### WHAT NEEDS TO BE DONE
For the listing below, give the number of lines in which "diagram" occurs. Add nothing.
+ + + +
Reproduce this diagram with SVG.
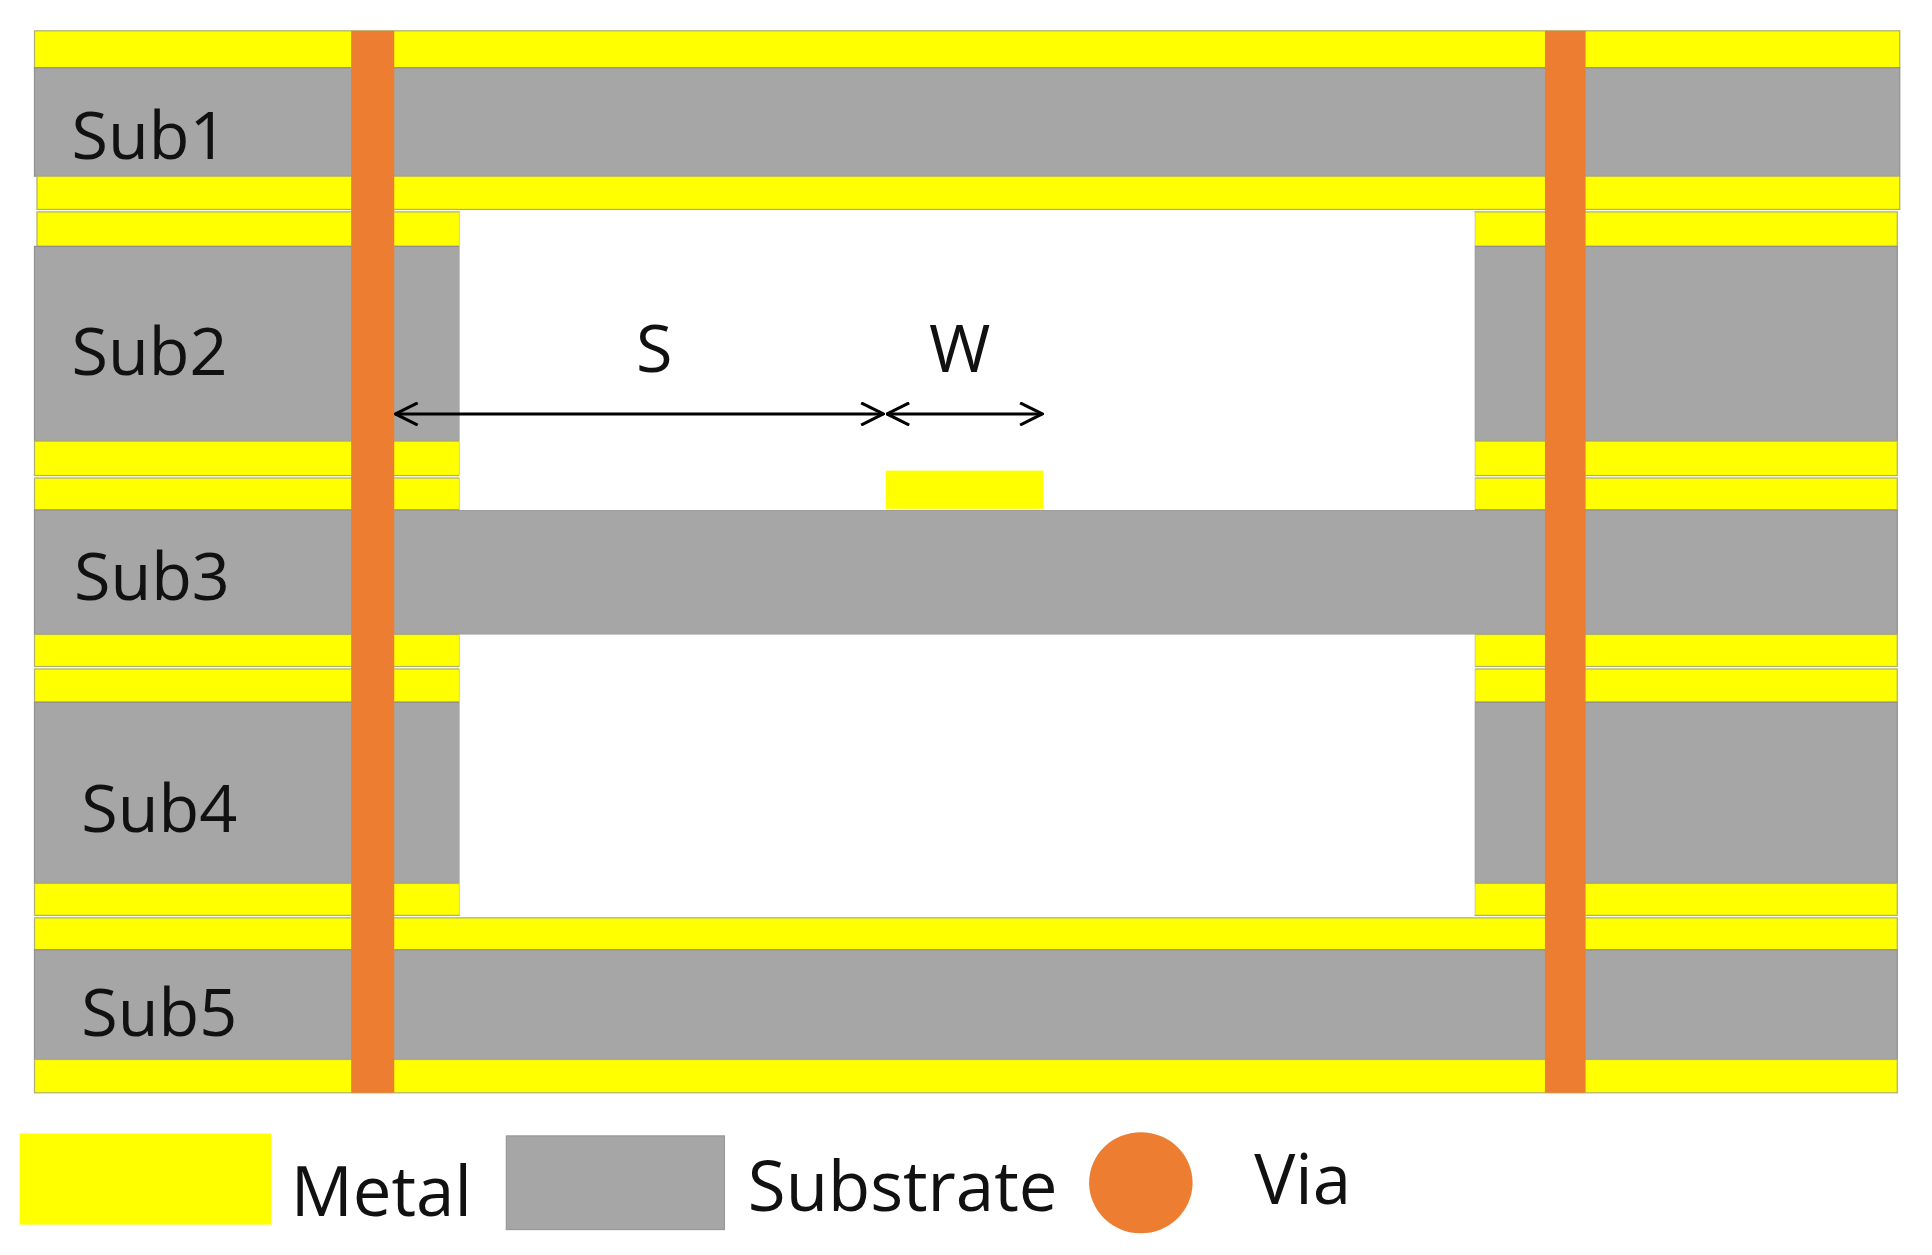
<svg xmlns="http://www.w3.org/2000/svg" width="1932" height="1255" viewBox="0 0 1932 1255">
<style>
.m{fill:#ffff00;stroke:#b0b070;stroke-width:1}
.s{fill:#a6a6a6;stroke:#909090;stroke-width:1}
.v{fill:#ed7d31}
.t{font-family:"Open Sans","DejaVu Sans",sans-serif;fill:#111}
.a{stroke:#000;stroke-width:2.5;fill:none}
</style>
<defs>
<marker id="ah" viewBox="0 0 20 20" refX="19" refY="10" markerWidth="20" markerHeight="20" markerUnits="userSpaceOnUse" orient="auto-start-reverse">
<path d="M1,1 L19,10 L1,19" fill="none" stroke="#000" stroke-width="2.5"/>
</marker>
</defs>
<rect width="1932" height="1255" fill="#fff"/>
<g transform="scale(1.232)">
<g id="stack">
<rect class="m" x="28" y="25" width="1514" height="30"/>
<rect class="s" x="28" y="55" width="1514" height="88"/>
<rect class="m" x="30" y="143" width="1512" height="27"/>
<rect class="m" x="30" y="172" width="343" height="28"/>
<rect class="m" x="1197" y="172" width="343" height="28"/>
<rect class="s" x="28" y="200" width="345" height="158"/>
<rect class="s" x="1197" y="200" width="343" height="158"/>
<rect class="m" x="28" y="358" width="345" height="28"/>
<rect class="m" x="1197" y="358" width="343" height="28"/>
<rect class="m" x="28" y="388" width="345" height="26"/>
<rect class="m" x="1197" y="388" width="343" height="26"/>
<rect class="s" x="28" y="414" width="1512" height="101"/>
<rect class="m" x="28" y="515" width="345" height="26"/>
<rect class="m" x="1197" y="515" width="343" height="26"/>
<rect class="m" x="28" y="543" width="345" height="27"/>
<rect class="m" x="1197" y="543" width="343" height="27"/>
<rect class="s" x="28" y="570" width="345" height="147"/>
<rect class="s" x="1197" y="570" width="343" height="147"/>
<rect class="m" x="28" y="717" width="345" height="26"/>
<rect class="m" x="1197" y="717" width="343" height="26"/>
<rect class="m" x="28" y="745" width="1512" height="26"/>
<rect class="s" x="28" y="771" width="1512" height="89"/>
<rect class="m" x="28" y="860" width="1512" height="27"/>
<rect x="373" y="172" width="824" height="242" fill="#fff"/>
<rect x="373" y="515" width="824" height="228" fill="#fff"/>
<rect class="v" x="285" y="25" width="35" height="862"/>
<rect class="v" x="1254" y="25" width="33" height="862"/>
<rect x="719" y="382" width="128" height="31" fill="#ffff00"/>
</g>
<g id="labels" class="t" font-size="54">
<text x="58" y="129">Sub1</text>
<text x="58" y="304">Sub2</text>
<text x="60" y="487">Sub3</text>
<text x="66" y="675">Sub4</text>
<text x="66" y="841">Sub5</text>
<text x="531" y="302" text-anchor="middle">S</text>
<text x="779" y="302" text-anchor="middle">W</text>
</g>
<g id="connectors">
<line class="a" x1="321" y1="336" x2="717" y2="336" marker-start="url(#ah)" marker-end="url(#ah)"/>
<line class="a" x1="720" y1="336" x2="846" y2="336" marker-start="url(#ah)" marker-end="url(#ah)"/>
</g>
<g id="legend" class="t" font-size="56">
<rect x="16" y="920" width="204" height="74" fill="#ffff00"/>
<text x="236" y="987">Metal</text>
<rect x="411" y="922" width="177" height="76" fill="#a6a6a6" stroke="#999"/>
<text x="607" y="983">Substrate</text>
<ellipse class="v" cx="926" cy="960" rx="42" ry="41"/>
<text x="1018" y="977">Via</text>
</g>
</g>
</svg>
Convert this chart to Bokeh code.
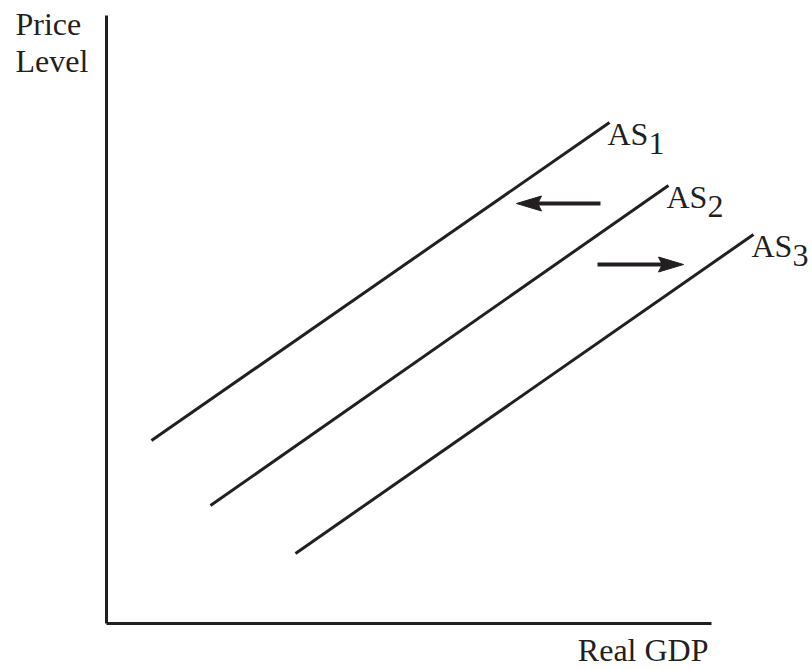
from bokeh.plotting import figure
from bokeh.models import Range1d
from bokeh.core.properties import value
from bokeh.embed import file_html
from bokeh.resources import INLINE

# Aggregate supply curves (real GDP on x, price level on y), each a straight segment
curve_names = ["AS", "AS", "AS"]
curve_subs = ["1", "2", "3"]
curve_x0 = [0.90, 2.08, 3.78]
curve_y0 = [3.66, 2.36, 1.40]
curve_x1 = [10.06, 11.24, 12.94]
curve_y1 = [10.02, 8.76, 7.78]

# Shift arrows: tail -> tip
arrow_x0 = [9.88, 9.82]
arrow_x1 = [8.20, 11.54]
arrow_y = [8.40, 7.18]

# Axis extents
x_axis_end = 12.10
y_axis_end = 12.16

x_label = "Real GDP"
y_label = ["Price", "Level"]

INK = "#231f20"
FONT = value("Liberation Serif")
SIZE = "32px"
LIFT = -12  # baseline correction, px
PX = 50.0  # pixels per data unit

p = figure(width=812, height=669, output_backend="svg", toolbar_location=None,
           x_range=Range1d(-106 / PX, (812 - 106) / PX),
           y_range=Range1d(-(669 - 623) / PX, 623 / PX),
           min_border=0, min_border_left=0, min_border_right=0,
           min_border_top=0, min_border_bottom=0)
p.axis.visible = False
p.grid.visible = False
p.outline_line_color = None
p.background_fill_color = "white"
p.border_fill_color = "white"

# axes drawn as plain lines from the origin
p.segment(x0=[0, 0], y0=[0, 0], x1=[0, x_axis_end], y1=[y_axis_end, 0],
          line_color=INK, line_width=3)

# supply curves
p.segment(x0=curve_x0, y0=curve_y0, x1=curve_x1, y1=curve_y1,
          line_color=INK, line_width=3)

# curve labels with subscripts
lab_x = [x for x in curve_x1]
lab_y = [y - 0.47 for y in curve_y1]
p.text(x=lab_x, y=lab_y, text=curve_names, text_font=FONT, text_font_size=SIZE,
       text_color=INK, text_align="left", text_baseline="alphabetic",
       x_offset=-2, y_offset=LIFT)
p.text(x=lab_x, y=lab_y, text=curve_subs, text_font=FONT, text_font_size=SIZE,
       text_color=INK, text_align="left", text_baseline="alphabetic",
       x_offset=39, y_offset=LIFT + 9)

# arrows: shaft plus a slim filled head built from the tip position
head_len = 25 / PX
head_half = 7.5 / PX
notch = 0.85
p.segment(x0=arrow_x0, y0=arrow_y,
          x1=[t + (head_len * 0.8 if t < s else -head_len * 0.8) for s, t in zip(arrow_x0, arrow_x1)],
          y1=arrow_y, line_color=INK, line_width=4)
xs, ys = [], []
for s, t, y in zip(arrow_x0, arrow_x1, arrow_y):
    d = 1.0 if t > s else -1.0
    back = t - d * head_len
    mid = t - d * head_len * notch
    xs.append([t, back, mid, back])
    ys.append([y, y + head_half, y, y - head_half])
p.patches(xs=xs, ys=ys, fill_color=INK, line_color=INK, line_width=1)

# axis titles
p.text(x=[-91 / PX, -91 / PX], y=[(623 - 35) / PX, (623 - 72) / PX], text=y_label,
       text_font=FONT, text_font_size=SIZE, text_color=INK,
       text_align="left", text_baseline="alphabetic", y_offset=LIFT)
p.text(x=[(708 - 106) / PX], y=[-(665 - 623) / PX], text=[x_label],
       text_font=FONT, text_font_size=SIZE, text_color=INK,
       text_align="right", text_baseline="alphabetic", y_offset=LIFT - 4)

open("out.html", "w").write(file_html(p, INLINE))
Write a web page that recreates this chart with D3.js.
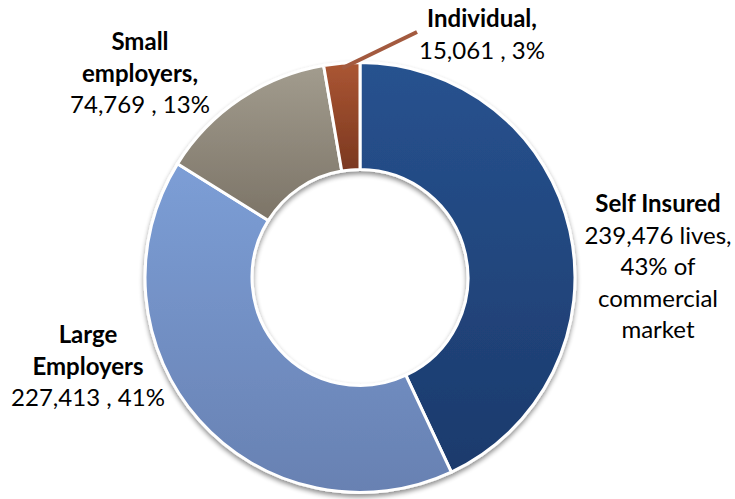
<!DOCTYPE html>
<html><head><meta charset="utf-8">
<script src="https://cdn.jsdelivr.net/npm/d3@7/dist/d3.min.js"></script>
<style>html,body{margin:0;padding:0;background:#fff;}svg{display:block;font-family:Lato,"Open Sans",sans-serif;}</style>
</head><body>
<svg id="c" width="735" height="499"></svg>
<script>
const categories = ["Self Insured", "Large Employers", "Small employers", "Individual"];
const values = [239476, 227413, 74769, 15061];
const percents = ["43%", "41%", "13%", "3%"];
const colorsTop = ["#27528f", "#7c9ed6", "#a29c8e", "#ab5633"];
const colorsBottom = ["#1c3a6c", "#6881b2", "#7c7467", "#7b3820"];
const labelBold = [["Self Insured"], ["Large", "Employers"], ["Small", "employers,"], ["Individual,"]];
const labelPlain = [["239,476 lives,", "43% of", "commercial", "market"], ["227,413 , 41%"], ["74,769 , 13%"], ["15,061 , 3%"]];

const svg = d3.select("#c");
const cx = 360, cy = 277.5, rOuter = 215, rInner = 108;
const defs = svg.append("defs");
categories.forEach((c, i) => {
  const g = defs.append("linearGradient").attr("id", "g" + i).attr("x1", 0).attr("y1", 0).attr("x2", 0).attr("y2", 1);
  g.append("stop").attr("offset", "0%").attr("stop-color", colorsTop[i]);
  g.append("stop").attr("offset", "100%").attr("stop-color", colorsBottom[i]);
});
const f = defs.append("filter").attr("id", "sh").attr("x", "-20%").attr("y", "-20%").attr("width", "140%").attr("height", "140%");
f.append("feGaussianBlur").attr("in", "SourceAlpha").attr("stdDeviation", 2.5);
f.append("feOffset").attr("dx", 0).attr("dy", 3).attr("result", "o");
f.append("feComponentTransfer").append("feFuncA").attr("type", "linear").attr("slope", 0.45);
const m = f.append("feMerge");
m.append("feMergeNode");
m.append("feMergeNode").attr("in", "SourceGraphic");

const pie = d3.pie().sort(null).value(d => d);
const arcs = pie(values);
const arc = d3.arc().innerRadius(rInner).outerRadius(rOuter);

const g = svg.append("g").attr("transform", `translate(${cx},${cy})`);
g.append("g").attr("filter", "url(#sh)")
  .selectAll("path").data(arcs).join("path")
  .attr("d", arc)
  .attr("fill", (d, i) => `url(#g${i})`)
  .attr("stroke", "#fff").attr("stroke-width", 3).attr("stroke-linejoin", "miter");

// leader line for Individual
const ind = arcs[3];
const midA = (ind.startAngle + ind.endAngle) / 2;
const lr = rOuter - 5;
g.append("line")
  .attr("x1", lr * Math.sin(midA)).attr("y1", -lr * Math.cos(midA))
  .attr("x2", 417 - cx).attr("y2", 32 - cy)
  .attr("stroke", "#a35a3f").attr("stroke-width", 4);

// labels
const labelPos = [[658, 212], [88, 343], [140, 50], [482, 27]];
const lh = 31.5;
const fs = 24;
categories.forEach((c, i) => {
  const t = svg.append("text").attr("text-anchor", "middle").attr("font-size", fs).attr("fill", "#000");
  let k = 0;
  labelBold[i].forEach(s => {
    t.append("tspan").attr("x", labelPos[i][0]).attr("y", labelPos[i][1] + k * lh).attr("font-weight", "bold").text(s);
    k++;
  });
  labelPlain[i].forEach(s => {
    t.append("tspan").attr("x", labelPos[i][0]).attr("y", labelPos[i][1] + k * lh).text(s);
    k++;
  });
});
</script>
</body></html>
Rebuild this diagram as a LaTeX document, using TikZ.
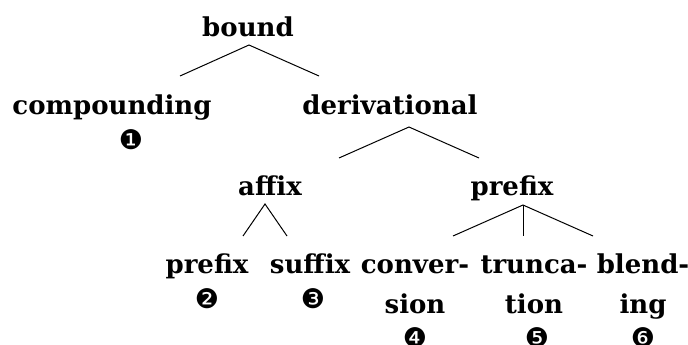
+ + + +
### EXPECTED OUTPUT
2